Two of my favourite chores are cooking and washing the floor – and those, indeed, are all I offer to do for friends when they need a helping hand.

Once, having done the former for someone who was heavily pregnant, I was giving the floor a quick once-over before going home. The doorbell rang, and since I was closer to the door, I opened it myself. I recognised the visitor instantly – the three of us had been at school together. She walked straight in, not even acknowledging me, and sat down on the settee beside my friend, solicitously asking about her health, and making small talk. By this time, I had finished; I got rid of the waste water, washed my hands and face, and picked up my shopping bag, telling my friend I was leaving.

At this point, she said “Hey, I just remembered – we were all in the same class for Geography, no?” The visitor looked at me and said “Hey, it’s Tanja – Sorry, I hadn’t recognised you at first!” I grinned, and told her that she hadn’t even looked at me because she’d thought I was the maid – and she had the grace to blush, thus proving my point.

I have been to press conferences where speakers deliberately ignore certain members of the press, for personal or political reasons.

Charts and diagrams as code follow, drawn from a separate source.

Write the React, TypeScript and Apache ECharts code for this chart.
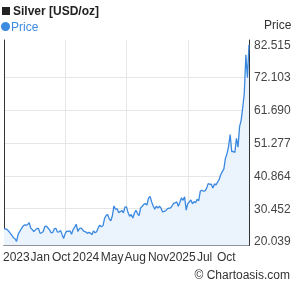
import React, { useEffect, useRef } from "react";
import * as echarts from "echarts";

// Weekly silver prices (USD/oz), starting 2023-01-13
const prices2023 = [
  24.0, 24.0, 23.8,
  23.3, 22.6, 22.0, 21.2,
  20.9, 20.04, 22.3, 23.2, 24.0,
  24.8, 25.3, 25.2, 25.4,
  26.0, 24.3, 23.8, 23.2,
  23.7, 24.2, 24.1, 22.6, 22.8,
  23.2, 24.8, 24.9, 24.3,
  23.7, 22.8, 22.9, 24.0,
  24.2, 23.0, 23.1, 23.5, 22.2,
  21.0, 22.6, 23.3, 23.2,
  23.4, 22.3, 23.8, 24.6,
  25.5, 23.2, 24.1, 24.3, 23.8,
];
const prices2024 = [
  23.2, 23.1, 22.6, 22.9,
  22.7, 22.2, 23.4, 22.8,
  23.1, 24.4, 25.2, 24.7, 25.0,
  27.3, 28.3, 28.6, 27.2,
  26.6, 28.2, 31.3, 30.3, 30.4,
  29.2, 29.5, 29.9, 29.1,
  30.9, 31.0, 29.2, 28.0,
  28.6, 27.5, 29.0, 29.9, 28.9,
  28.2, 30.7, 31.2, 31.8,
  32.1, 31.6, 33.8, 34.3,
  32.6, 31.3, 30.3, 31.2, 30.6,
  31.2, 30.6, 29.4, 29.6,
];
const prices2025 = [
  29.8, 30.4, 30.6, 30.6, 31.3,
  32.1, 32.3, 32.6, 31.2,
  32.5, 33.9, 33.1, 34.2,
  30.0, 32.0, 32.6, 33.2,
  32.0, 32.7, 32.3, 33.4, 33.0,
  36.0, 36.3, 36.0, 36.1,
  36.9, 38.4, 38.2, 38.2,
  37.0, 38.3, 38.0, 38.9, 39.7,
  41.2, 42.2, 43.1, 46.4,
  47.9, 50.2, 54.0, 48.6, 48.6,
  48.3, 52.8, 50.0, 56.5,
  58.5, 62.5, 67.1, 79.3,
];
const prices2026 = [72.0, 82.515];

const startDate = "2023-01-13";

// Y-axis tick labels
const yTickLabels = [20.039, 30.452, 40.864, 51.277, 61.69, 72.103, 82.515];

// X-axis tick labels (text and the date where each label sits)
const xLabelTexts = ["2023", "Jan", "Oct", "2024", "May", "Aug", "Nov", "2025", "Jul", "Oct"];
const xLabelDates = [
  "2023-03-09", "2023-06-23", "2023-09-25", "2024-01-13", "2024-05-09",
  "2024-08-20", "2024-12-02", "2025-03-18", "2025-06-25", "2025-09-30",
];

const DAY = 86400000;
const parseUTC = (s: string) => {
  const [y, m, d] = s.split("-").map(Number);
  return Date.UTC(y, m - 1, d);
};

export default function App() {
  const ref = useRef<HTMLDivElement>(null);

  useEffect(() => {
    document.body.style.margin = "0";
    if (!ref.current) return;
    const chart = echarts.init(ref.current, undefined, { renderer: "svg" });

    const prices = [...prices2023, ...prices2024, ...prices2025, ...prices2026];
    const t0 = parseUTC(startDate);
    const data = prices.map((v, i) => [t0 + i * 7 * DAY, v]);
    const tMin = data[0][0] as number;
    const tMax = data[data.length - 1][0] as number;
    const quarterTicks = [1, 2, 3].map((k) => tMin + ((tMax - tMin) * k) / 4);
    const labelTs = xLabelDates.map(parseUTC);

    const font = '"Liberation Sans", Arial, sans-serif';
    const yMin = 18.75;
    const yMax = 84.0;

    chart.setOption({
      animation: false,
      textStyle: { fontFamily: font },
      title: {
        text: "Silver [USD/oz]",
        left: 13,
        top: 5,
        padding: 0,
        textStyle: { fontSize: 12, fontWeight: "bold", color: "#222", fontFamily: font },
      },
      legend: {
        data: ["Price"],
        left: 1,
        top: 20.5,
        padding: 0,
        icon: "circle",
        itemWidth: 9,
        itemHeight: 9,
        textStyle: { fontSize: 12, color: "#3d8be1", fontFamily: font, padding: [0, 0, 0, -4] },
      },
      graphic: [
        { type: "rect", shape: { x: 2, y: 7, width: 8, height: 8 }, style: { fill: "#222" } },
        {
          type: "text",
          right: 5,
          top: 269,
          style: { text: "© Chartoasis.com", font: `12px ${font}`, fill: "#333" },
        },
      ],
      grid: { left: 1, right: 46, top: 40, bottom: 42.5, containLabel: false },
      xAxis: {
        type: "value",
        min: tMin,
        max: tMax,
        axisLine: { show: true, onZero: false, lineStyle: { color: "#333", width: 1 } },
        axisTick: { show: false, customValues: quarterTicks },
        splitLine: { show: true, lineStyle: { color: "#e6e6e6", width: 1 } },
        axisLabel: {
          customValues: labelTs,
          formatter: (v: number) => {
            const idx = labelTs.indexOf(v);
            return idx >= 0 ? xLabelTexts[idx] : "";
          },
          color: "#333",
          fontSize: 12,
          margin: 5,
          hideOverlap: false,
          showMinLabel: true,
          showMaxLabel: true,
        },
      },
      yAxis: [
        {
          type: "value",
          position: "right",
          min: yMin,
          max: yMax,
          name: "Price",
          nameLocation: "end",
          nameGap: 15,
          nameTextStyle: {
            align: "left",
            verticalAlign: "middle",
            padding: [0, 0, 0, 15],
            fontSize: 12,
            color: "#333",
          },
          axisLine: { show: true, onZero: false, lineStyle: { color: "#333", width: 1 } },
          axisTick: { show: false, customValues: yTickLabels.slice(1, -1) },
          splitLine: { show: true, lineStyle: { color: "#e6e6e6", width: 1 } },
          axisLabel: {
            customValues: yTickLabels,
            formatter: (v: number) => v.toFixed(3),
            color: "#444",
            fontSize: 12,
            margin: 5,
            showMinLabel: true,
            showMaxLabel: true,
          },
        },
        {
          type: "value",
          position: "left",
          min: yMin,
          max: yMax,
          axisLine: { show: true, onZero: false, lineStyle: { color: "#333", width: 1 } },
          axisTick: { show: false },
          axisLabel: { show: false },
          splitLine: { show: false },
        },
      ],
      series: [
        {
          name: "Price",
          type: "line",
          data,
          yAxisIndex: 0,
          showSymbol: false,
          symbol: "none",
          color: "#3d8be1",
          lineStyle: { color: "#3a88e0", width: 1.3 },
          areaStyle: { color: "#ebf4fd", opacity: 1 },
        },
      ],
    });

    return () => chart.dispose();
  }, []);

  return (
    <div
      ref={ref}
      style={{ position: "fixed", left: 0, top: 0, width: 295, height: 288 }}
    />
  );
}
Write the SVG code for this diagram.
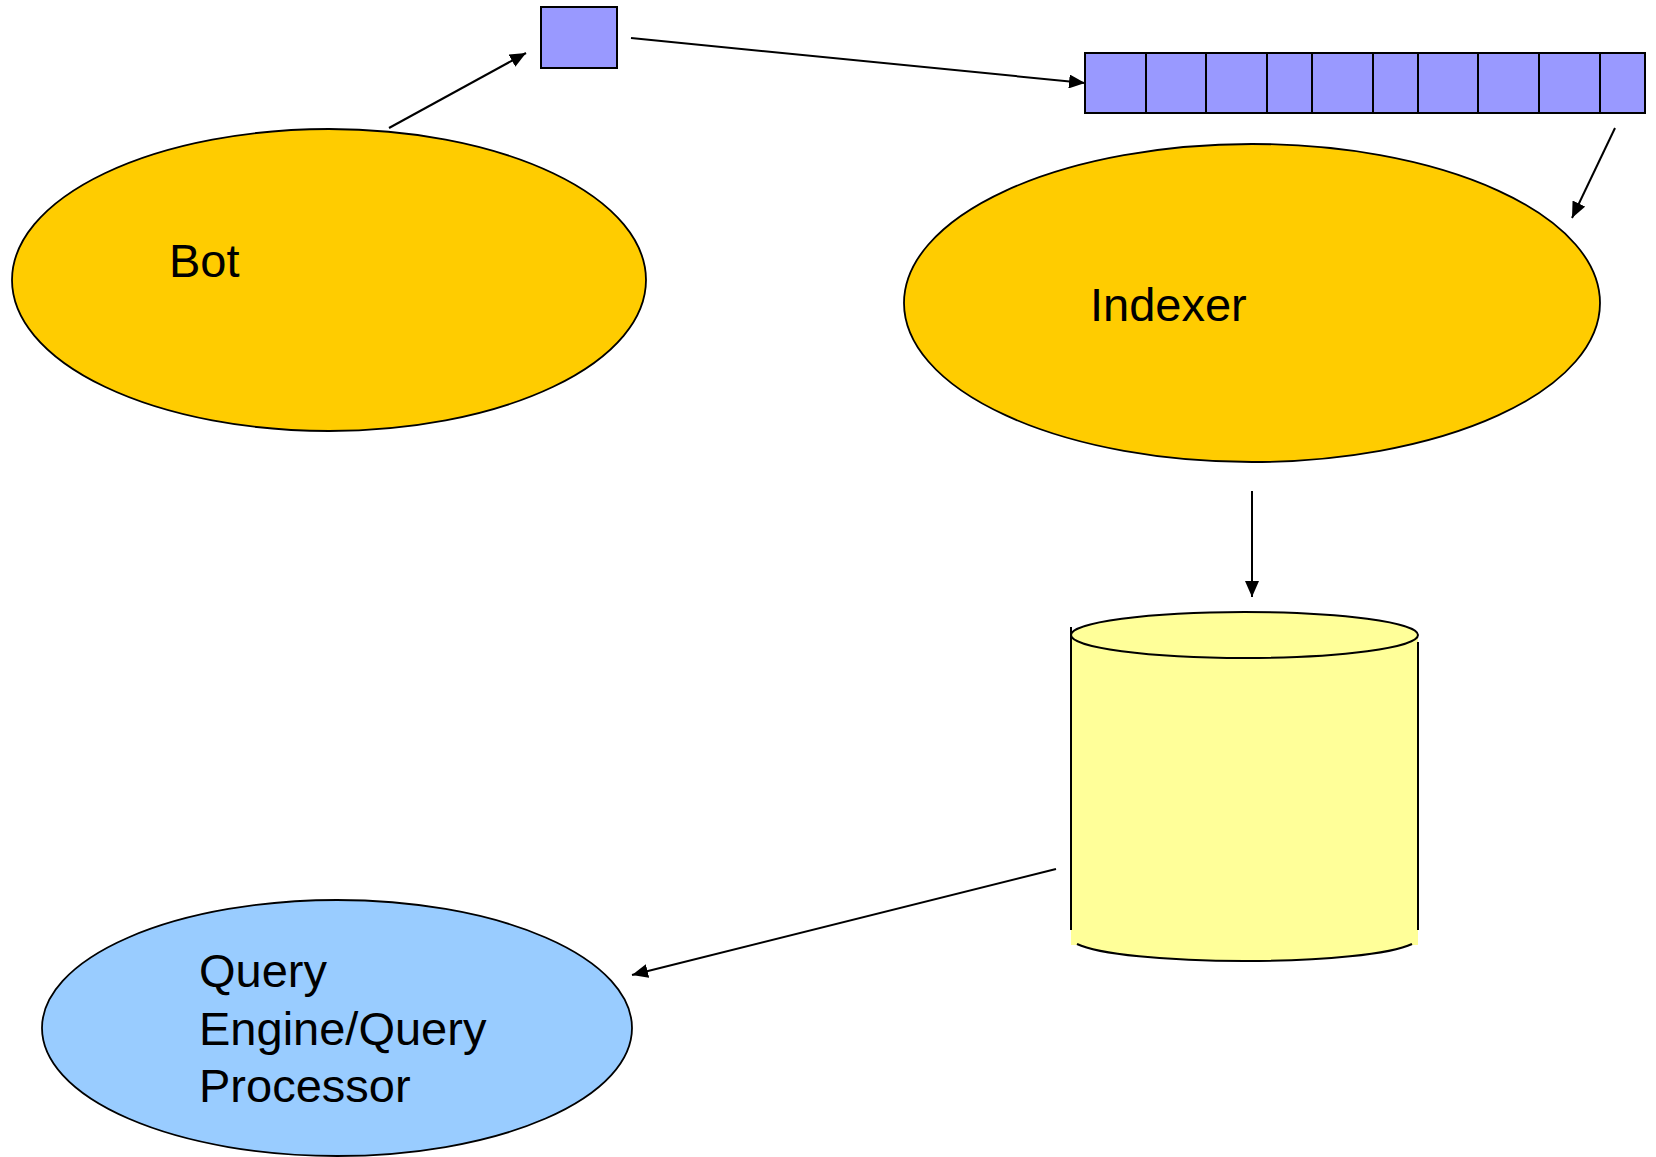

I have seen mothers ignoring their children because they were intent on gossiping with to their friends and did not want to miss one juicy titbit.

I have been t parties where it was obvious that some of the guests were there on sufferance, and the hosts made it a point to give them their backs for most of the duration of the party, and only bothered the “greet” them when they were leaving.

I have seen teachers ignoring certain pupils not because they were disruptive, or cheeky- or even because they asked questions that the teacher would not be able to answer. They just didn’t seem to think particular children were worthy of attention.

Ignoring people is also a ruse used in some families, where sons- or daughter-in-law fail to meet the expectations of the family. Sometimes, you can tell this easily from the way gifts for the children of the daughters of the family are much nicer (not necessarily more expensive) than for those of the sons. Sometimes, you can tell from the way future sons-in-law are coddled and fed when they turn up, and from the way potential daughters-in-law are barely offered a glass of coffee.

I know for a fact that indifference and coldness are ruder, and hurt more, than vitriolic hatred and acerbic comments.

What I do not understand is how people allow themselves to be mastered by animosity, prejudice, and resentment.